• _What you should do_
Your task is to quote the material that follows, in full and exactly.
===
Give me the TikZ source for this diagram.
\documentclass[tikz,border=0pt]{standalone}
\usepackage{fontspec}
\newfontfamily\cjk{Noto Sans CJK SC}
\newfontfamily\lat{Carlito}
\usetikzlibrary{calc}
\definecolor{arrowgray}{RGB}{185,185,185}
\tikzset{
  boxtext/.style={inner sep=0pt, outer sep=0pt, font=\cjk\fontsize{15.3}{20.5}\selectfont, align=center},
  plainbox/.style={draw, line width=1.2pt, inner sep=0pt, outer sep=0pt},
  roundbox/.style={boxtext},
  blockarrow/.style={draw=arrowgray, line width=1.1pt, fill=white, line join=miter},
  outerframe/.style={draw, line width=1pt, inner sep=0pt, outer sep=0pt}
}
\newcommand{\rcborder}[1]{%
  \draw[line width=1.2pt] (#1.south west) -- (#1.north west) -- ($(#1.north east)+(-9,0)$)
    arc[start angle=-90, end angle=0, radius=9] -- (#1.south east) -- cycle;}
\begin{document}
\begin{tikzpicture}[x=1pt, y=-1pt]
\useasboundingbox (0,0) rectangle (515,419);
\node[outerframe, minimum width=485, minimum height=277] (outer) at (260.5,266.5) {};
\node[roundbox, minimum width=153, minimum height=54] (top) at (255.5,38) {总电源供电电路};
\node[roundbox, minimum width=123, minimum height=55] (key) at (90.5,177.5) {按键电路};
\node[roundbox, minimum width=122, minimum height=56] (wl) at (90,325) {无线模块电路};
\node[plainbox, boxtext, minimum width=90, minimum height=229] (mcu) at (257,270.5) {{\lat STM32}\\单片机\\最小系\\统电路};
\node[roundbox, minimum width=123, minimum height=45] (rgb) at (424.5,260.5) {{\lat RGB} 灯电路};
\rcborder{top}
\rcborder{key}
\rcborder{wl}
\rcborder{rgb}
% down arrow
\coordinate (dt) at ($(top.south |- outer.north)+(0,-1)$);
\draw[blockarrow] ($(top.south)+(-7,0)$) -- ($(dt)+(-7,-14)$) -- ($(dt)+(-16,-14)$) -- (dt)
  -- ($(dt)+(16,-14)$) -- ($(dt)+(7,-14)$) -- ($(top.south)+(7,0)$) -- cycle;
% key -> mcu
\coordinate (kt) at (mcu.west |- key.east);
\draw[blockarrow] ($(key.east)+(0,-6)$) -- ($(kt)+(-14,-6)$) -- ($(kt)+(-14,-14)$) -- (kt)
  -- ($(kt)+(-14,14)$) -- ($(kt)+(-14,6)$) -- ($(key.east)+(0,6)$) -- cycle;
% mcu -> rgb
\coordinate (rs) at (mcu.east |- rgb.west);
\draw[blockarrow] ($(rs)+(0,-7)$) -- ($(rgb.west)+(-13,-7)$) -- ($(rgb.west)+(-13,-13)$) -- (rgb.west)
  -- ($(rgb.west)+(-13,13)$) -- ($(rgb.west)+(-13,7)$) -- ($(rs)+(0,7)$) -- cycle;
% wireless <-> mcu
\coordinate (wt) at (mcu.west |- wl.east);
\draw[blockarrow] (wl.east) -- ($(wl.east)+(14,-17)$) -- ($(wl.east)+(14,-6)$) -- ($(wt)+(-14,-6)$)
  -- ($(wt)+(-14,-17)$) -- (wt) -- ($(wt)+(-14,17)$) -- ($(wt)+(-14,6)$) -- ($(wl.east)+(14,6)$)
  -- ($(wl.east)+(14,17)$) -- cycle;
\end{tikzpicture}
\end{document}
===
• _Solution for this problem_
Give me the TikZ source for this diagram.
\documentclass[tikz,border=0pt]{standalone}
\usepackage{fontspec}
\newfontfamily\cjk{Noto Sans CJK SC}
\newfontfamily\lat{Carlito}
\usetikzlibrary{calc}
\definecolor{arrowgray}{RGB}{185,185,185}
\tikzset{
  boxtext/.style={inner sep=0pt, outer sep=0pt, font=\cjk\fontsize{15.3}{20.5}\selectfont, align=center},
  plainbox/.style={draw, line width=1.2pt, inner sep=0pt, outer sep=0pt},
  roundbox/.style={boxtext},
  blockarrow/.style={draw=arrowgray, line width=1.1pt, fill=white, line join=miter},
  outerframe/.style={draw, line width=1pt, inner sep=0pt, outer sep=0pt}
}
\newcommand{\rcborder}[1]{%
  \draw[line width=1.2pt] (#1.south west) -- (#1.north west) -- ($(#1.north east)+(-9,0)$)
    arc[start angle=-90, end angle=0, radius=9] -- (#1.south east) -- cycle;}
\begin{document}
\begin{tikzpicture}[x=1pt, y=-1pt]
\useasboundingbox (0,0) rectangle (515,419);
\node[outerframe, minimum width=485, minimum height=277] (outer) at (260.5,266.5) {};
\node[roundbox, minimum width=153, minimum height=54] (top) at (255.5,38) {总电源供电电路};
\node[roundbox, minimum width=123, minimum height=55] (key) at (90.5,177.5) {按键电路};
\node[roundbox, minimum width=122, minimum height=56] (wl) at (90,325) {无线模块电路};
\node[plainbox, boxtext, minimum width=90, minimum height=229] (mcu) at (257,270.5) {{\lat STM32}\\单片机\\最小系\\统电路};
\node[roundbox, minimum width=123, minimum height=45] (rgb) at (424.5,260.5) {{\lat RGB} 灯电路};
\rcborder{top}
\rcborder{key}
\rcborder{wl}
\rcborder{rgb}
% down arrow
\coordinate (dt) at ($(top.south |- outer.north)+(0,-1)$);
\draw[blockarrow] ($(top.south)+(-7,0)$) -- ($(dt)+(-7,-14)$) -- ($(dt)+(-16,-14)$) -- (dt)
  -- ($(dt)+(16,-14)$) -- ($(dt)+(7,-14)$) -- ($(top.south)+(7,0)$) -- cycle;
% key -> mcu
\coordinate (kt) at (mcu.west |- key.east);
\draw[blockarrow] ($(key.east)+(0,-6)$) -- ($(kt)+(-14,-6)$) -- ($(kt)+(-14,-14)$) -- (kt)
  -- ($(kt)+(-14,14)$) -- ($(kt)+(-14,6)$) -- ($(key.east)+(0,6)$) -- cycle;
% mcu -> rgb
\coordinate (rs) at (mcu.east |- rgb.west);
\draw[blockarrow] ($(rs)+(0,-7)$) -- ($(rgb.west)+(-13,-7)$) -- ($(rgb.west)+(-13,-13)$) -- (rgb.west)
  -- ($(rgb.west)+(-13,13)$) -- ($(rgb.west)+(-13,7)$) -- ($(rs)+(0,7)$) -- cycle;
% wireless <-> mcu
\coordinate (wt) at (mcu.west |- wl.east);
\draw[blockarrow] (wl.east) -- ($(wl.east)+(14,-17)$) -- ($(wl.east)+(14,-6)$) -- ($(wt)+(-14,-6)$)
  -- ($(wt)+(-14,-17)$) -- (wt) -- ($(wt)+(-14,17)$) -- ($(wt)+(-14,6)$) -- ($(wl.east)+(14,6)$)
  -- ($(wl.east)+(14,17)$) -- cycle;
\end{tikzpicture}
\end{document}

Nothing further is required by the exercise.